▶ **Stated exercise**: Both boundary lines count: repeat, exactly and alone, the lines from the one containing "What matplotlib code" to the one containing "from matplotlib.patches import Rectangle", with pictures left out.

▶ **Given entries**:
◇ ◇ ◇ ◇
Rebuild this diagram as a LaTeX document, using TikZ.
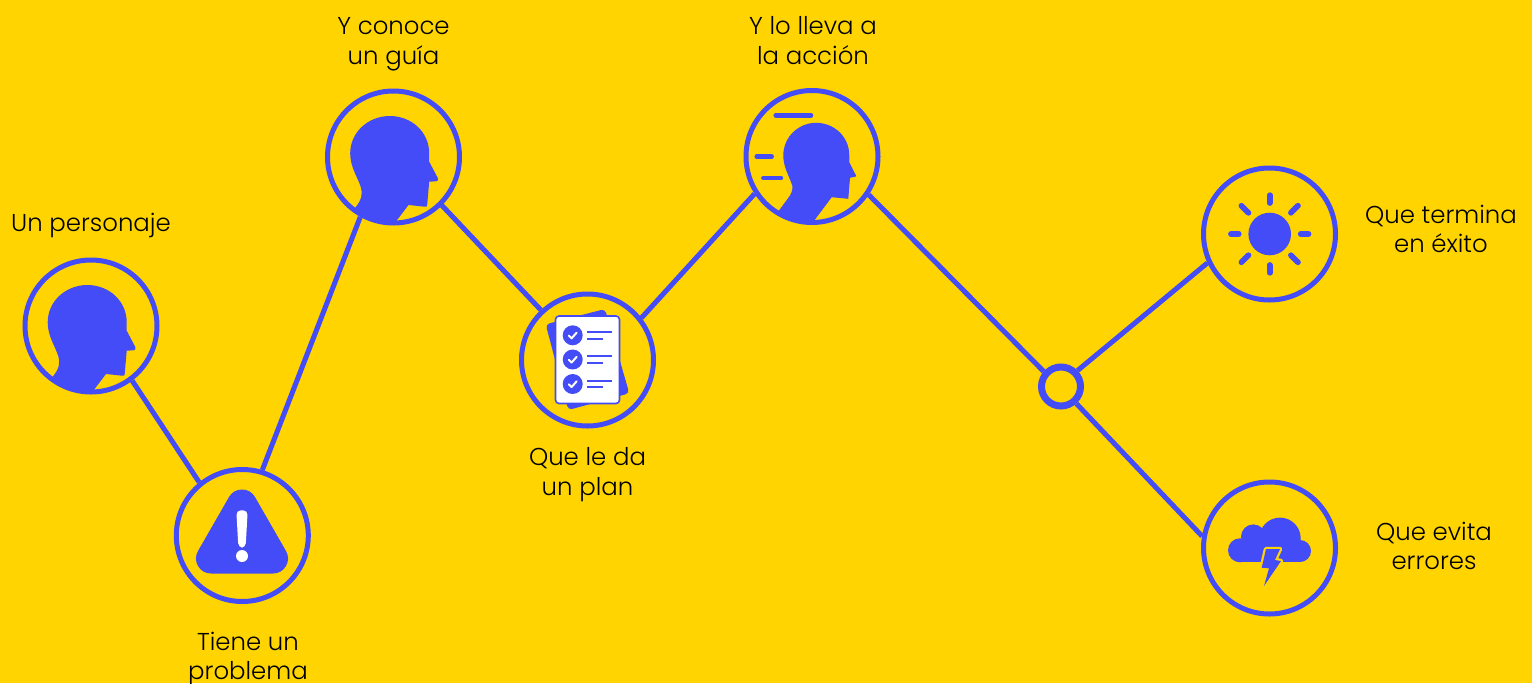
\documentclass[tikz,border=0pt]{standalone}
\usepackage{fontspec}
\setmainfont[UprightFont=* Light]{Poppins}
\definecolor{bgy}{HTML}{FFD400}
\definecolor{ink}{HTML}{444CF7}
\tikzset{
  ring/.style={circle,draw=ink,line width=5pt,minimum size=132pt,inner sep=0pt,fill=bgy},
  hub/.style={circle,draw=ink,line width=7pt,minimum size=39pt,inner sep=0pt,fill=bgy},
  wire/.style={draw=ink,line width=5pt},
  lab/.style={align=center,text=black,font=\fontsize{24.4}{29.5}\selectfont,inner sep=0pt},
  bar/.style={draw=ink,line width=4.5pt,line cap=round},
  ray/.style={draw=ink,line width=5.7pt,line cap=round},
  rule/.style={draw=ink,line width=2pt},
  tick/.style={draw=white,line width=2pt,line cap=round,line join=round},
  headone/.pic={
    \fill[ink] (-38.7,51.3) .. controls (-31,42) and (-31,36) .. (-32.7,30)
      .. controls (-36,20) and (-43.3,10) .. (-43.3,-3.7)
      .. controls (-43.3,-25) and (-25,-41) .. (-3.7,-41)
      .. controls (18,-41) and (35.7,-25) .. (35.7,-3.7)
      -- (35.7,4.7) -- (44.3,21) .. controls (45,23) and (44.5,24) .. (42.5,24.3)
      -- (35.7,24.7) -- (33.7,48) .. controls (33.5,49.5) and (33,50) .. (31,49.7)
      -- (15,48) -- (2.3,64.7)
      .. controls (-12,65.5) and (-27,60) .. (-38.7,51.3) -- cycle;
  },
  headtwo/.pic={
    \fill[ink] (-33.7,55) -- (-22,39) .. controls (-19,34) and (-19,29) .. (-20.5,27)
      .. controls (-24,17) and (-28.7,10) .. (-28.7,-1)
      .. controls (-28.7,-20) and (-13,-33.7) .. (4,-33.7)
      .. controls (22,-33.7) and (37.3,-20) .. (37.3,-1)
      -- (37.3,5.7) -- (44,19) -- (44,20) -- (38,21.3) -- (36.3,42.3)
      -- (19.7,40.7) -- (2.3,64)
      .. controls (-10,66) and (-24,62) .. (-33.7,55) -- cycle;
  }
}
\begin{document}
\begin{tikzpicture}[x=1pt,y=-1pt]
\useasboundingbox (0,0) rectangle (1532,683);
\fill[bgy] (0,0) rectangle (1532,683);

\node[ring] (a) at (91,326) {};
\node[ring] (b) at (242.3,535.5) {};
\node[ring] (c) at (393.5,157) {};
\node[ring] (d) at (587.5,360) {};
\node[ring] (e) at (812,156.5) {};
\node[ring] (f) at (1269.5,234) {};
\node[ring] (g) at (1269.5,548) {};
\node[hub] (j) at (1061,386.5) {};

\draw[wire] (a.-53) -- (b.129);
\draw[wire] (b.73) -- (c.241.5);
\draw[wire] (c.-45) -- (d.133);
\draw[wire] (d.38.7) -- (e.213.8);
\draw[wire] (e.-34.5) -- (j.139);
\draw[wire] (j.44) -- (f.205);
\draw[wire] (j.-48) -- (g.170);

\pic at (91,326) {headone};
\pic at (393.5,157) {headone};
\pic at (812,156.5) {headtwo};
\draw[bar] (775.7,115.3) -- (811,115.3);
\draw[bar] (756.7,156.7) -- (771.7,156.7);
\draw[bar] (763.3,178) -- (781,178);

% warning
\filldraw[ink,line width=30pt,line join=round] (242,504.5) -- (273,558.5) -- (211,558.5) -- cycle;
\fill[white,rounded corners=4.5pt] (236.3,510.3) -- (247.7,510.3) -- (245.6,547.7) -- (238.4,547.7) -- cycle;
\fill[white] (242,556) circle (6pt);

% checklist
\fill[ink,rounded corners=4pt] (545.7,324.3) -- (605,309) -- (629.3,393.3) -- (568.3,410) -- cycle;
\filldraw[fill=white,draw=ink,line width=1.6pt,rounded corners=3.5pt] (555.5,316) rectangle (619.5,403.5);
\foreach \yy in {335.3,359.5,384}{
  \fill[ink] (572.7,\yy) circle (10pt);
  \draw[tick] (568.8,\yy+0.3) -- (571.6,\yy+3) -- (576.6,\yy-2.6);
  \draw[rule] (587.3,\yy-3.3) -- (612,\yy-3.3);
  \draw[rule] (587.3,\yy+3.3) -- (603.3,\yy+3.3);
}

% sun
\fill[ink] (1269.7,234) circle (21.3pt);
\foreach \aa in {0,45,...,315}{
  \pgfmathsetmacro{\rin}{mod(\aa,90)==0 ? 31 : 30}
  \pgfmathsetmacro{\rout}{mod(\aa,90)==0 ? 38.8 : 40}
  \draw[ray] ([shift={(\aa:\rin pt)}]1269.7,234) -- ([shift={(\aa:\rout pt)}]1269.7,234);
}

% storm cloud
\fill[ink] (1240,550.3) circle (12pt);
\fill[ink] (1253.3,536.7) circle (12.3pt);
\fill[ink] (1280,538.3) circle (20.7pt);
\fill[ink] (1300,551) circle (11pt);
\fill[ink] (1240,541) rectangle (1300,562.3);
\draw[bgy,line width=4.4pt,line join=round] (1266,549) -- (1280,549) -- (1275,560) -- (1281,561) -- (1264,586) -- (1269,568.3) -- (1261.7,567.7) -- cycle;
\fill[ink] (1266,549) -- (1280,549) -- (1275,560) -- (1281,561) -- (1264,586) -- (1269,568.3) -- (1261.7,567.7) -- cycle;

% labels
\node[lab] (t1) at (91,225) {Un personaje};
\node[lab] (t2) at (248,659) {Tiene un\\problema};
\node[lab] (t3) at (393.5,44) {Y conoce\\un guía};
\node[lab] (t4) at (587.5,474.5) {Que le da\\un plan};
\node[lab] (t5) at (813,40.5) {Y lo lleva a\\la acción};
\node[lab] (t6) at (1441,229) {Que termina\\en éxito};
\node[lab] (t7) at (1434,546) {Que evita\\errores};
\end{tikzpicture}
\end{document}
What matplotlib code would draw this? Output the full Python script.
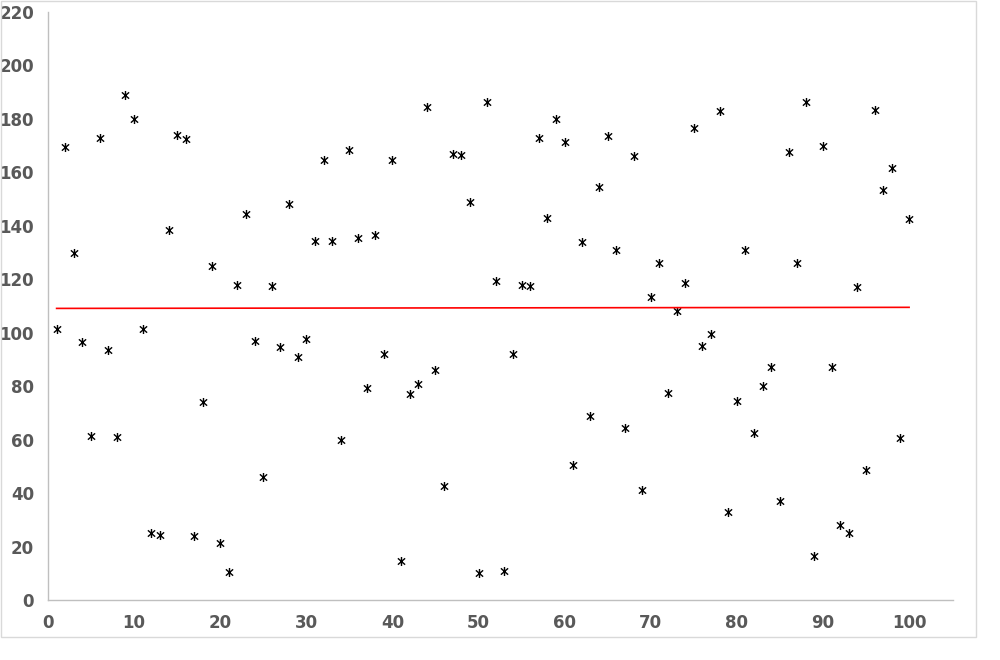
import matplotlib
matplotlib.use("Agg")
import matplotlib.pyplot as plt
from matplotlib.path import Path
from matplotlib.patches import Rectangle

x_values = list(range(1, 101))
y_values = [
    101.4, 169.5, 130, 96.5, 61.5, 173, 93.5, 61, 189, 180,
    101.5, 25, 24.5, 138.5, 174, 172.5, 24, 74, 125, 21.5,
    10.5, 118, 144.5, 97, 46, 117.5, 94.5, 148, 91, 97.5,
    134.5, 164.5, 134.5, 60, 168.5, 135.5, 79.5, 136.5, 92, 164.5,
    14.5, 77, 81, 184.5, 86, 42.5, 167, 166.5, 149, 10,
    186.5, 119.5, 11, 92, 118, 117.5, 173, 143, 180, 171.5,
    50.5, 134, 69, 154.5, 173.5, 131, 64.5, 166, 41, 113.5,
    126, 77.5, 108, 118.5, 176.5, 95, 99.5, 183, 33, 74.5,
    131, 62.5, 80, 87, 37, 167.5, 126, 186.5, 16.5, 170,
    87, 28, 25, 117, 48.5, 183.5, 153.5, 161.5, 60.5, 142.5,
]
trend_x = [1, 100]
trend_y = [109.1, 109.5]
x_ticks = [0, 10, 20, 30, 40, 50, 60, 70, 80, 90, 100]
y_ticks = [0, 20, 40, 60, 80, 100, 120, 140, 160, 180, 200, 220]

fig = plt.figure(figsize=(10, 6.6), dpi=100)
W, H = 1000, 660
# outer chart border
fig.patches.append(Rectangle((0.5 / W, 23 / H), 975 / W, 636.5 / H, transform=fig.transFigure,
                             fill=False, edgecolor="#d9d9d9", linewidth=1))

ax = fig.add_axes([48 / W, (H - 600) / H, (953 - 48) / W, (600 - 12) / H])
ax.set_xlim(0, 105.1)
ax.set_ylim(0, 220)

verts = [(0, -1), (0, 1), (-0.8, -0.7), (0.8, 0.7), (-0.8, 0.7), (0.8, -0.7)]
codes = [Path.MOVETO, Path.LINETO, Path.MOVETO, Path.LINETO, Path.MOVETO, Path.LINETO]
star = Path(verts, codes)

ax.plot(x_values, y_values, linestyle="none", marker=star, markersize=6.5,
        markeredgecolor="black", markerfacecolor="none", markeredgewidth=1.0)
ax.plot(trend_x, trend_y, color="#ff0000", linewidth=1.2)

for s in ["top", "right"]:
    ax.spines[s].set_visible(False)
for s in ["left", "bottom"]:
    ax.spines[s].set_color("#bfbfbf")
    ax.spines[s].set_linewidth(1)

ax.set_xticks(x_ticks)
ax.set_yticks(y_ticks)
ax.tick_params(length=0, labelsize=12, labelcolor="#595959", pad=10)
for lab in ax.get_xticklabels() + ax.get_yticklabels():
    lab.set_fontweight("bold")

fig.savefig("out.png", dpi=100)
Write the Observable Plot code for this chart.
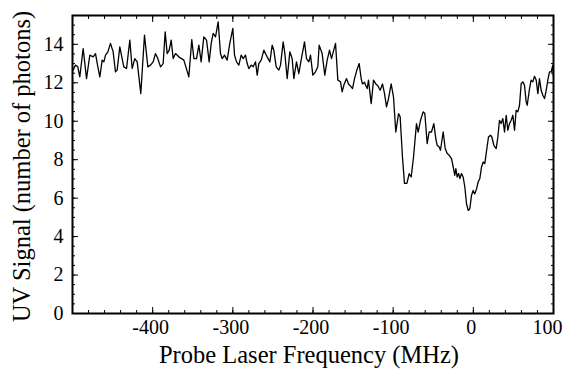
<!DOCTYPE html>
<html><head><meta charset="utf-8">
<script src="https://cdn.jsdelivr.net/npm/d3@7"></script>
<script src="https://cdn.jsdelivr.net/npm/@observablehq/plot@0.6"></script>
<style>
body{margin:0;background:#fff;}
</style></head><body><div id="chart"></div>
<script>
// Probe laser frequency (MHz)
const freq = [
-499.2,-496.3,-493.4,-490.9,-486.7,-482.5,-478.4,-474.2,-471.3,-468.4,-465.9,-463.0,-460.9,-458.8,-455.9,-452.6,-449.3,-446.4,-444.3,-441.0,
-436.0,-432.6,-428.5,-425.6,-422.3,-419.3,-414.8,-410.2,-406.0,-402.7,-399.4,-396.5,-393.6,-390.2,-386.9,-384.4,-381.9,-379.4,-376.9,-374.4,
-371.5,-367.4,-361.1,-354.9,-351.2,-348.6,-345.3,-342.4,-339.5,-336.2,-332.8,-329.5,-327.0,-324.5,-321.6,-318.3,-315.4,-313.3,-310.4,-307.1,
-303.8,-300.0,-297.9,-295.4,-292.5,-289.6,-287.1,-284.2,-282.1,-280.0,-277.1,-274.6,-271.7,-269.6,-267.6,-264.6,-261.3,-259.3,-257.2,-253.8,
-250.9,-248.9,-245.9,-242.6,-240.5,-237.2,-235.1,-232.2,-228.9,-226.0,-223.9,-220.6,-217.7,-214.8,-210.6,-208.1,-205.2,-203.1,-200.2,-196.9,
-194.0,-192.3,-188.6,-185.3,-182.3,-179.4,-176.9,-171.9,-169.0,-165.7,-163.6,-161.5,-158.2,-155.7,-153.6,-150.7,-148.2,-145.3,-142.4,-139.9,
-138.3,-135.8,-134.1,-132.4,-130.8,-127.4,-124.5,-121.6,-119.1,-116.2,-113.3,-110.8,-108.3,-105.8,-102.5,-99.6,-96.7,-93.3,-91.3,-88.4,
-85.9,-82.9,-80.0,-77.5,-74.6,-70.9,-68.8,-65.9,-62.6,-60.5,-57.6,-55.1,-52.2,-49.3,-46.8,-45.1,-42.6,-41.0,-37.6,-35.1,
-32.6,-30.1,-27.2,-25.1,-23.1,-21.8,-20.2,-18.5,-16.8,-14.8,-12.7,-10.6,-8.5,-6.4,-4.4,-2.3,-0.2,1.9,4.0,6.0,
8.1,10.2,12.3,14.3,16.0,18.9,21.4,23.1,25.6,28.5,30.6,32.6,34.7,36.8,38.9,41.0,43.0,45.1,47.2,49.3,
51.4,53.4,55.5,57.6,59.7,61.8,63.8,65.9,67.2,70.1,72.1,74.2,76.3,78.4,80.5,82.5,84.6,86.7,88.8,90.9,
92.9,95.0,97.1,99.0,100.0
];
// UV signal (number of photons)
const signal = [
12.66,12.92,12.83,12.31,13.78,12.22,13.44,13.35,13.52,12.83,12.31,13.18,13.09,13.44,13.61,14.05,13.61,12.57,12.66,13.87,
12.83,12.74,14.22,12.74,13.26,13.09,11.44,14.48,12.83,12.92,13.09,13.52,13.26,12.83,13.00,14.65,13.52,13.70,14.22,13.26,
13.52,13.35,13.18,12.31,14.25,13.26,13.26,13.96,13.09,14.39,14.22,13.09,14.05,14.57,14.39,15.17,13.52,13.26,13.44,13.18,
14.05,14.83,13.44,13.09,12.92,13.44,13.26,13.44,13.00,12.74,12.92,12.83,13.09,12.40,13.00,13.18,13.70,13.52,13.35,13.09,
13.96,13.70,12.83,12.66,12.92,14.13,13.52,12.22,13.61,13.26,12.22,13.09,12.48,13.18,14.13,13.26,13.09,13.44,12.40,12.57,
12.83,13.96,13.52,12.40,13.18,13.70,13.26,14.05,12.14,12.05,11.53,11.88,12.22,11.94,11.85,11.70,12.22,12.66,13.00,12.22,
11.94,12.03,11.85,11.70,12.14,10.92,12.14,11.94,11.85,11.61,11.94,11.44,10.75,11.18,11.94,11.27,9.44,10.40,10.23,8.14,
6.77,6.77,7.27,7.10,8.14,9.88,9.44,10.05,10.49,10.40,8.84,9.44,9.44,9.88,9.10,8.75,8.66,8.49,9.44,8.58,
8.32,8.23,8.06,7.62,7.19,7.54,7.10,7.28,7.02,7.28,7.10,6.58,5.71,5.36,5.45,6.14,6.40,6.22,6.48,6.84,
7.02,7.62,7.88,7.80,8.32,9.18,9.27,9.18,8.75,8.58,9.18,10.05,9.88,10.14,9.44,10.31,9.53,9.88,10.05,10.31,
9.53,10.57,10.49,10.83,11.96,12.05,11.88,11.01,10.83,11.70,12.14,12.05,12.34,12.14,11.44,12.22,11.61,11.35,11.18,11.61,
12.14,12.57,12.57,12.90,12.30
];
const xMajorTicks = [-400, -300, -200, -100, 0, 100];
const yMajorTicks = [0, 2, 4, 6, 8, 10, 12, 14];
const xDomain = [-500, 100];
const yDomain = [0, 15.5];
const xTitle = "Probe Laser Frequency (MHz)";
const yTitle = "UV Signal (number of photons)";

const xMinorTicks = d3.range(-500, 101, 20);
const yMinorTicks = d3.range(0, 15.5, 0.5);
const data = freq.map((f, i) => ({f, s: signal[i]}));
const xInnerLabels = xMajorTicks.slice(0, -1);
const xLastLabel = xMajorTicks.slice(-1);

const blank = () => "";
const fmt = d => String(d);
const chart = Plot.plot({
  width: 565,
  height: 375,
  marginLeft: 72,
  marginRight: 12,
  marginTop: 15,
  marginBottom: 62,
  style: {fontFamily: "'Liberation Serif', 'Times New Roman', serif", color: "#000", background: "#fff"},
  x: {domain: xDomain},
  y: {domain: yDomain},
  marks: [
    Plot.line(data, {x: "f", y: "s", stroke: "black", strokeWidth: 1.3}),
    // bottom axis
    Plot.axisX({anchor: "bottom", ticks: xMajorTicks, tickSize: -6, tickFormat: blank, label: null}),
    Plot.axisX({anchor: "bottom", ticks: xInnerLabels, tickSize: 0, tickPadding: 6, tickFormat: fmt, fontSize: 20, dx: -2, label: null}),
    Plot.axisX({anchor: "bottom", ticks: xLastLabel, tickSize: 0, tickPadding: 6, tickFormat: fmt, fontSize: 20, dx: -6, label: null}),
    Plot.axisX({anchor: "bottom", ticks: xMinorTicks, tickSize: -3, tickFormat: blank, label: null}),
    // top axis
    Plot.axisX({anchor: "top", ticks: xMajorTicks, tickSize: -6, tickFormat: blank, label: null}),
    Plot.axisX({anchor: "top", ticks: xMinorTicks, tickSize: -3, tickFormat: blank, label: null}),
    // left axis
    Plot.axisY({anchor: "left", ticks: yMajorTicks, tickSize: -6, tickFormat: blank, label: null}),
    Plot.axisY({anchor: "left", ticks: yMajorTicks, tickSize: 0, tickPadding: 9, tickFormat: fmt, fontSize: 20, label: null}),
    Plot.axisY({anchor: "left", ticks: yMinorTicks, tickSize: -3, tickFormat: blank, label: null}),
    // right axis
    Plot.axisY({anchor: "right", ticks: yMajorTicks, tickSize: -6, tickFormat: blank, label: null}),
    Plot.axisY({anchor: "right", ticks: yMinorTicks, tickSize: -3, tickFormat: blank, label: null}),
    Plot.frame({stroke: "black", strokeWidth: 2}),
    // axis titles
    Plot.text([xTitle], {text: d => d, frameAnchor: "bottom", lineAnchor: "middle", textAnchor: "middle", dx: -4, dy: 42, fontSize: 24.5, fill: "black"}),
    Plot.text([yTitle], {text: d => d, frameAnchor: "left", lineAnchor: "middle", textAnchor: "middle", dx: -50, dy: 2, rotate: -90, fontSize: 24.5, fill: "black"})
  ]
});
document.getElementById("chart").appendChild(chart);
</script>
</body></html>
◇ ◇ ◇ ◇
▶ **Reply**:
What matplotlib code would draw this? Output the full Python script.
import matplotlib
matplotlib.use("Agg")
import matplotlib.pyplot as plt
from matplotlib.path import Path
from matplotlib.patches import Rectangle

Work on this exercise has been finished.